Cheer up, lad! If you were just a drifter, leaving each place behind without a shred of regret or a heart in spasm, where would the memories come from when you get back to Blighty? No fun in that. And for each connection you make that tugs at your heart strings, some other poor soul is heading off elsewhere with a similar, bitterweet fondness underscoring new horizons.

Seven months of adventures ahead of you yet. Fabulous! All you need is a rest, a shower and a shave and your blog will be onto volume twelve, with pictures they'll confiscate at customs on the way back.

Me, I'll be in meetings all day tomorrow, staring out of the window at the London Eye and trying not to yawn. Swap?
 
 
jeff
21:15 / 02.12.02
Just out of curiosity, I was wondering whether you are funding your wanderings on the go with various jobs, or pre-financed?

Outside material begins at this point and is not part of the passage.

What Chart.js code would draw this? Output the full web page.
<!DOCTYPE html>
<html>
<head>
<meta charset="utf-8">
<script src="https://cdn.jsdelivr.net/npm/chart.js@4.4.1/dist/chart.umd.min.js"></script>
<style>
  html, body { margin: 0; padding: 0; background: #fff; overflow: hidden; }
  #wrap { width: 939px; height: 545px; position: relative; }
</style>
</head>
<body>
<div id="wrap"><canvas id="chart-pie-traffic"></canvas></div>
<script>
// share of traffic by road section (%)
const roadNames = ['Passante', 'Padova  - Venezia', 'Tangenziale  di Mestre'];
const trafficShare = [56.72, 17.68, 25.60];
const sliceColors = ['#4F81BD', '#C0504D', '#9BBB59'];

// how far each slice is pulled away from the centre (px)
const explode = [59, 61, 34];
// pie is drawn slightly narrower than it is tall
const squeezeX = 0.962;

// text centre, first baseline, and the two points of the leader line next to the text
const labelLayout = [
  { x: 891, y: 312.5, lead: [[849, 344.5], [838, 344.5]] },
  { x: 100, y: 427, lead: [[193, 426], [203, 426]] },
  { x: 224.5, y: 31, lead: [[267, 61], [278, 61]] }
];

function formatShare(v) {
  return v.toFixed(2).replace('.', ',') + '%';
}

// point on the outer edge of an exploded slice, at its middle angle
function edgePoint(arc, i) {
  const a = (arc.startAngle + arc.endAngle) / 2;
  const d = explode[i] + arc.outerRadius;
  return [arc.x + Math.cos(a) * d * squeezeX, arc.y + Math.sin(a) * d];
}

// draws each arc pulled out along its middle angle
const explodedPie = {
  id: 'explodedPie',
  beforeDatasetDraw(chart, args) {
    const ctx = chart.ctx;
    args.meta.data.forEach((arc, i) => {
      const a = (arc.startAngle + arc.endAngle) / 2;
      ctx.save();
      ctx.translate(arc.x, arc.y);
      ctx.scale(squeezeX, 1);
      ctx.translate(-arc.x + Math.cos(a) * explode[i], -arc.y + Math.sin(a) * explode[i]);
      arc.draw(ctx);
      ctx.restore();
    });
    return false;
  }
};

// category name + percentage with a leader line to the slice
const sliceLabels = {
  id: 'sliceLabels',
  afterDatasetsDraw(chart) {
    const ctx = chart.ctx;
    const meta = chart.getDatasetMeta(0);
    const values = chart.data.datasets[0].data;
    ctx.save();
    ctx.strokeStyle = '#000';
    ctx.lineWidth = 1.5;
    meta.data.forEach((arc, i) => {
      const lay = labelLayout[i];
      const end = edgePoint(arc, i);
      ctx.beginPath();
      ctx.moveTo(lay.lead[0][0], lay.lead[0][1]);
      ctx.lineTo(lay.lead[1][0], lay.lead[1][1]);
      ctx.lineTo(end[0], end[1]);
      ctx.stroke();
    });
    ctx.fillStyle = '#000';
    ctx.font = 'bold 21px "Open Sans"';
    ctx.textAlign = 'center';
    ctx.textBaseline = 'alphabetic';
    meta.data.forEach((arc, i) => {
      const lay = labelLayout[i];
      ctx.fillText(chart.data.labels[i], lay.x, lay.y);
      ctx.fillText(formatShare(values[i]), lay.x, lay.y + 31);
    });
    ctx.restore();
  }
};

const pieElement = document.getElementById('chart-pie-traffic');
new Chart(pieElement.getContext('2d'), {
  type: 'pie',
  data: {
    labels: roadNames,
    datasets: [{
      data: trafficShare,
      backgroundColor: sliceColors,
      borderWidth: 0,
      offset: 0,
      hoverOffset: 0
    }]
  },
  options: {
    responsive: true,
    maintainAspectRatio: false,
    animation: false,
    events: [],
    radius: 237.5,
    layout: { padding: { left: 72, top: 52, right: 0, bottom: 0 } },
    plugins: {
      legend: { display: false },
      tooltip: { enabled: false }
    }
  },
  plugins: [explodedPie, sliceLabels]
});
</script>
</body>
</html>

I'm considering a similar venture you see and I would dearly like to hear from the frontline.
 
 
Char Aina
21:53 / 02.12.02
raise a heap of cash, and then put it somewhere its hard to reach.
then work.
 
 
Panda.
02:21 / 03.12.02
I took out a bank loan, and saved some wages.
 
 
Our Lady of The Two Towers
09:13 / 03.12.02
Maybe you could be like the Littlest Hobo and walk around communicating only by barking? It would at least mean you wouldn't have to shave.
 
 
Shortfatdyke
09:25 / 03.12.02
I've only done very short trips - no more than 3 weeks - but it can still be gut wrenching to be far away from home and making it on your own. It's incredibly good for you, don't worry about blubbing, you'll probably learn a huge amount about yourself and never be afraid of anything again.

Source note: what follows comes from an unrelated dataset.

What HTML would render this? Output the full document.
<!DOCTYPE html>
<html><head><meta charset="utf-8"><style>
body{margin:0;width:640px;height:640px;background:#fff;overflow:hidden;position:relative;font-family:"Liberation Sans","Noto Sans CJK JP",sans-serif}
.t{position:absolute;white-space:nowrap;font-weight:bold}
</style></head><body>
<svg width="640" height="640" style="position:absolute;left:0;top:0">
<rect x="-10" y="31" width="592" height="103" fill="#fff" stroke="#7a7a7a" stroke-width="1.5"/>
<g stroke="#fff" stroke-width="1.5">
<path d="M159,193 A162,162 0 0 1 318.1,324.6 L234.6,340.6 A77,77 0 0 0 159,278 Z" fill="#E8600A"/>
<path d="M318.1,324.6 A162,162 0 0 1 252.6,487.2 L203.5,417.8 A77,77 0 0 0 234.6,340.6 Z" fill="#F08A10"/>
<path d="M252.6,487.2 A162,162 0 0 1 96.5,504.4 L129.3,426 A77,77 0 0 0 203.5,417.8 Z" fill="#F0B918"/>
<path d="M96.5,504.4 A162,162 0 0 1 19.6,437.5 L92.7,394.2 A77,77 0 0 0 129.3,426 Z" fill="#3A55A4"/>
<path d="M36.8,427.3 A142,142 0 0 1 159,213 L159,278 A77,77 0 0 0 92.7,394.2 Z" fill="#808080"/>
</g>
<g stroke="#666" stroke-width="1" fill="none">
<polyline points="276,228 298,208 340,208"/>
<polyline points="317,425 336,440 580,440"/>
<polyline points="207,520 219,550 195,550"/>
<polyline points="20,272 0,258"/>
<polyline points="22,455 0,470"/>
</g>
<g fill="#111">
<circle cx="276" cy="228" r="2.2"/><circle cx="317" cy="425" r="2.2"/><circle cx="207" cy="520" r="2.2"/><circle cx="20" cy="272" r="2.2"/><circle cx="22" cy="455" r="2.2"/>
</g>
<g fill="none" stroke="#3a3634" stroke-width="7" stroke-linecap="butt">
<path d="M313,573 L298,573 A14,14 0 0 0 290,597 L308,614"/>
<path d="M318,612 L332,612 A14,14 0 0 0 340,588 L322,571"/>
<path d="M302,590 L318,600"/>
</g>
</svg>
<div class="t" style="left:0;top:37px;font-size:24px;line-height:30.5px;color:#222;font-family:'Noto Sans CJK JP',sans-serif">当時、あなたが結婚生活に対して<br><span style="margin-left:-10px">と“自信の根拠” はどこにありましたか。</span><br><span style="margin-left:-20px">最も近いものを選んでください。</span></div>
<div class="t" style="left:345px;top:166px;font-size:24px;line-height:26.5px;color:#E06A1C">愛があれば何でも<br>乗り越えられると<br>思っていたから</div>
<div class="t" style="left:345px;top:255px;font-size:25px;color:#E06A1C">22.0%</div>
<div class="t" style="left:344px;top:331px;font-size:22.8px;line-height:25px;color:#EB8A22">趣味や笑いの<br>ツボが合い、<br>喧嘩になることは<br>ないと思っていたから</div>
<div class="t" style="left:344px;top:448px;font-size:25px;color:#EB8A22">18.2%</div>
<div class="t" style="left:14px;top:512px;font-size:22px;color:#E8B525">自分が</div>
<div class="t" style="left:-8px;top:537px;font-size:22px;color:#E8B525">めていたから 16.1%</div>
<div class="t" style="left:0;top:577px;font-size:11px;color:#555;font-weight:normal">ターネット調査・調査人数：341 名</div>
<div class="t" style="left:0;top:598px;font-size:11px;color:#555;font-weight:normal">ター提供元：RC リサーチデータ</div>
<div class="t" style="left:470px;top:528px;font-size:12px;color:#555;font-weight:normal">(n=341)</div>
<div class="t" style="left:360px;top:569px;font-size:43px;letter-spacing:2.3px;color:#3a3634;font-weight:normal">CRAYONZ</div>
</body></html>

But as the for the luurve thing, well this old cynic would urge caution....
 
 
Ganesh
09:29 / 03.12.02
I got around the feelings of isolation by a) writing literally hundreds of letters and postcards to everyone I knew, thus transforming my every action into heroism and derring-do, and b) becoming vaguely schizoid.

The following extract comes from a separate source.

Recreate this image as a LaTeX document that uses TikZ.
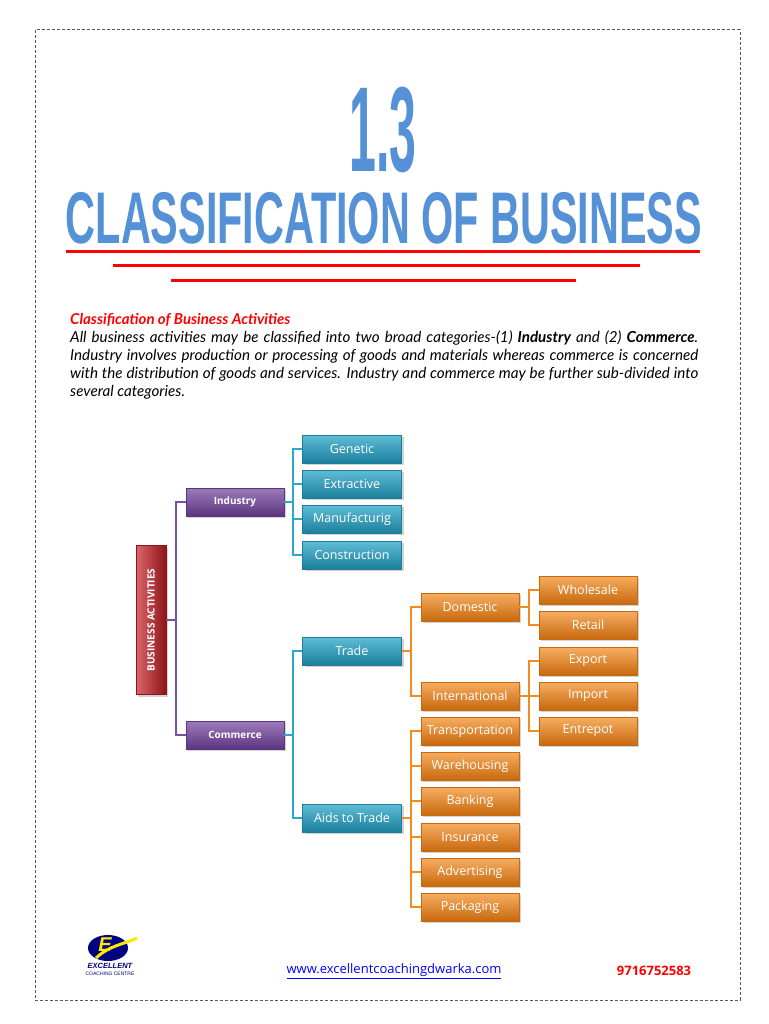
\documentclass[tikz,border=0pt]{standalone}
\usepackage{fontspec}
\setmainfont{Open Sans}
\newfontfamily\titlefont{Liberation Sans}
\newfontfamily\parafont{Lato}
\usetikzlibrary{shadows}
\definecolor{tealc}{HTML}{2AA7C9}
\definecolor{tealdk}{HTML}{1B7F9C}
\definecolor{purc}{HTML}{7C4FA3}
\definecolor{purdk}{HTML}{5B3580}
\definecolor{orc}{HTML}{F38B1E}
\definecolor{ordk}{HTML}{C8690E}
\definecolor{redc}{HTML}{C9262C}
\definecolor{reddk}{HTML}{8E1418}
\definecolor{titleblue}{HTML}{5591D6}
\tikzset{
 box/.style={minimum height=28pt, inner sep=0pt, text=white, font=\fontsize{12.5}{12.5}\selectfont, drop shadow={shadow xshift=2pt,shadow yshift=-2pt,opacity=.35}},
 tealbox/.style={box, minimum width=99pt, top color=tealc!75!white, bottom color=tealdk, draw=tealdk},
 purbox/.style={box, minimum width=98pt, top color=purc!75!white, bottom color=purdk, draw=purdk, font=\bfseries\fontsize{10}{10}\selectfont},
 orbox/.style={box, minimum width=98pt, top color=orc!70!white, bottom color=ordk, draw=ordk},
 tlink/.style={tealc, line width=1.6pt},
 plink/.style={purc, line width=1.6pt},
 olink/.style={orc, line width=1.6pt},
 redline/.style={red, line width=3pt},
 titletext/.style={font=\titlefont\bfseries\fontsize{78}{78}\selectfont, text=titleblue},
}
\begin{document}
\begin{tikzpicture}[x=1pt,y=-1pt]
\useasboundingbox (0,0) rectangle (768,1024);
\draw[gray!70!black, densely dashed, line width=1pt] (35,30) rectangle (740,1000);
% titles
\node[titletext, xscale=0.62, yscale=1.55] (t1) at (383,130) {1.3};
\node[titletext, font=\titlefont\bfseries\fontsize{60}{60}\selectfont, xscale=0.69, yscale=1.22] (t2) at (384,218) {CLASSIFICATION OF BUSINESS};
\draw[redline] (66,251) -- (700,251);
\draw[redline] (113,265) -- (640,265);
\draw[redline] (171,280) -- (576,280);
% paragraph
\node[anchor=west, text=red, font=\parafont\itshape\bfseries\fontsize{15}{15}\selectfont, inner sep=0pt] (h) at (70,320) {Classification of Business Activities};
\node[anchor=north west, inner sep=0pt, text width=628pt, align=justify, font=\parafont\itshape\fontsize{15.2}{18}\selectfont] (p) at (70,331)
{All business activities may be classified into two broad categories-(1) \textbf{Industry} and (2) \textbf{Commerce}. Industry involves production or processing of goods and materials whereas commerce is concerned with the distribution of goods and services. Industry and commerce may be further sub-divided into several categories.};
% diagram
\node[box, minimum width=30pt, minimum height=149pt, top color=redc!70!white, bottom color=reddk, draw=reddk, shading angle=90] (root) at (151,620) {};
\node[rotate=90, text=white, font=\bfseries\fontsize{10}{10}\selectfont] (rootlabel) at (151,620) {BUSINESS ACTIVITIES};
\node[purbox] (ind) at (235,502) {Industry};
\node[purbox] (com) at (235,735) {Commerce};
\node[tealbox] (gen) at (352,449) {Genetic};
\node[tealbox] (ext) at (352,484) {Extractive};
\node[tealbox] (man) at (352,519) {Manufacturig};
\node[tealbox] (con) at (352,555) {Construction};
\node[tealbox] (tra) at (352,651) {Trade};
\node[tealbox] (aid) at (352,818) {Aids to Trade};
\node[orbox] (dom) at (470,607) {Domestic};
\node[orbox] (int) at (470,696) {International};
\node[orbox] (tp) at (470,731) {Transportation};
\node[orbox] (wh) at (470,766) {Warehousing};
\node[orbox] (bk) at (470,801) {Banking};
\node[orbox] (ins) at (470,837) {Insurance};
\node[orbox] (adv) at (470,872) {Advertising};
\node[orbox] (pk) at (470,907) {Packaging};
\node[orbox] (whs) at (588,590) {Wholesale};
\node[orbox] (ret) at (588,625) {Retail};
\node[orbox] (exp) at (588,661) {Export};
\node[orbox] (imp) at (588,696) {Import};
\node[orbox] (ent) at (588,731) {Entrepot};
% connectors
\draw[plink] (root.east) -- ++(10,0);
\draw[plink] (ind.west) -| ([xshift=10pt]root.east) |- (com.west);
\foreach \c in {gen,ext,man,con} \draw[tlink] (ind.east) -- ++(9,0) |- (\c.west);
\foreach \c in {tra,aid} \draw[tlink] (com.east) -- ++(9,0) |- (\c.west);
\foreach \c in {dom,int} \draw[olink] (tra.east) -- ++(9,0) |- (\c.west);
\foreach \c in {tp,wh,bk,ins,adv,pk} \draw[olink] (aid.east) -- ++(9,0) |- (\c.west);
\foreach \c in {whs,ret} \draw[olink] (dom.east) -- ++(10,0) |- (\c.west);
\foreach \c in {exp,imp,ent} \draw[olink] (int.east) -- ++(10,0) |- (\c.west);
% footer logo
\fill[blue!50!black] (108,948) ellipse (20pt and 13pt);
\draw[yellow!90!orange, line width=3pt] (96,958) .. controls (110,945) and (125,944) .. (137,938);
\node[text=yellow!90!orange, font=\titlefont\bfseries\itshape\fontsize{20}{20}\selectfont] (logoE) at (105,945) {E};
\node[text=blue!50!black, font=\titlefont\bfseries\itshape\fontsize{7.5}{7.5}\selectfont, inner sep=0pt] (lg1) at (110,966) {EXCELLENT};
\node[text=blue!50!black, font=\titlefont\fontsize{5}{5}\selectfont, inner sep=0pt] (lg2) at (110,974) {COACHING CENTRE};
\node[text=blue, font=\fontsize{13}{13}\selectfont, inner sep=0pt] (url) at (394,971) {\underline{www.excellentcoachingdwarka.com}};
\node[text=red, font=\bfseries\fontsize{13}{13}\selectfont, inner sep=0pt] (ph) at (654,971) {9716752583};
\end{tikzpicture}
\end{document}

The feeling of anonymous, disconnected freedom is there to be savoured. Enjoy it while you can.
 
 
Catjerome
13:55 / 03.12.02
Big thicky question but here goes ... how about travel being hard on the career? I really would like to travel for a period longer than the work-allowed vacation time, but doing so would mean quitting the job that I like and then having to start over with a conspicuous time gap when I get back (and potentially the US economy could be just as much poo on my return, bah). I don't like to think that I'm a slave to the machine, but as much as I'd like to travel, I also like my job. But I don't want to wait until I'm 64 to do a travel stint. Has anyone else had this issue? What did you decide?
 
 
Our Lady of The Two Towers
14:00 / 03.12.02
Are you well enough off that you could take a period of unpaid leave from your place of employment and are they flexible enough to offer the same? Otherwise you're just going to have to quit, go walkabout and then have the hassle of finding a job when you're done.
 
 
Ariadne
14:00 / 03.12.02
I have heard that US employers are more disapproving of taking time out to travel - is that true? It's such a common thing to do here (in the UK) that it's not really a problem.

I'd say it's a positive thing - spin it on your CV as a mind-broadening experience that makes you a much better employee.

Having said that, it did take me a little while to 'recover' job-wise from taking a year to travel, and I did crappy work for a while. But it was worth it.
 
 
Mourne Kransky
16:56 / 03.12.02
My experience chimes with Ariadne's, CJ, but perhaps transatlantic is different. They don't really like you taking holidays at all, do they? Fairly commopn here to take a sabbatical, either for legitimate and professional (obviously career-enhancing) reasons or just for the hell of it, to have a long break and see a bit of the world.

Having interviewed many people for career advancement and trained others to survive interviews and to conduct them intelligently, I can't think of a single time when a career break spent broadening your horizons was ever perceived other than entirely positively. The general response was always that you would indeed be more likely to have grown personally with the experience and, in many cases, have returned to settle in one place for a while, the travel bug out of your system.

Like sfd, I've never managed more than a month away at a time and would love to go for a longer haul before the body goes entirely. The problem we have is putting enough money away to fund it. Arranging the time off would be relatively simple, given enough notice. Maybe the NHS is just an understanding employer, in that way.

I did stare out of the window at Waterloo today and imagine the Panda on a greyhound. Lucky bastard...
 
 
Catjerome
14:10 / 05.12.02
I'm at a point financially where I could probably afford to travel for a bit. It's more a career guilt and Puritan work ethic issue, I think - I let the career-minded folks around me get to me too much and nudge me into constantly worrying about skillsets, upward mobility, etc. (not a bad thing on its own, per se, but I do it out of peer pressure and not out of genuine enthusiasm.) It's also an inertia thing - why voluntarily dislodge myself from a snuggly decent job at a stable location during a bad patch for job availability, etc.

At the moment I'm in night school and have a limited time in which to finish the required courses, so that prevents me from having to make any solid decisions on the travel issue for a few years, at least. all right, knocking that decision ball out of my court again for a while.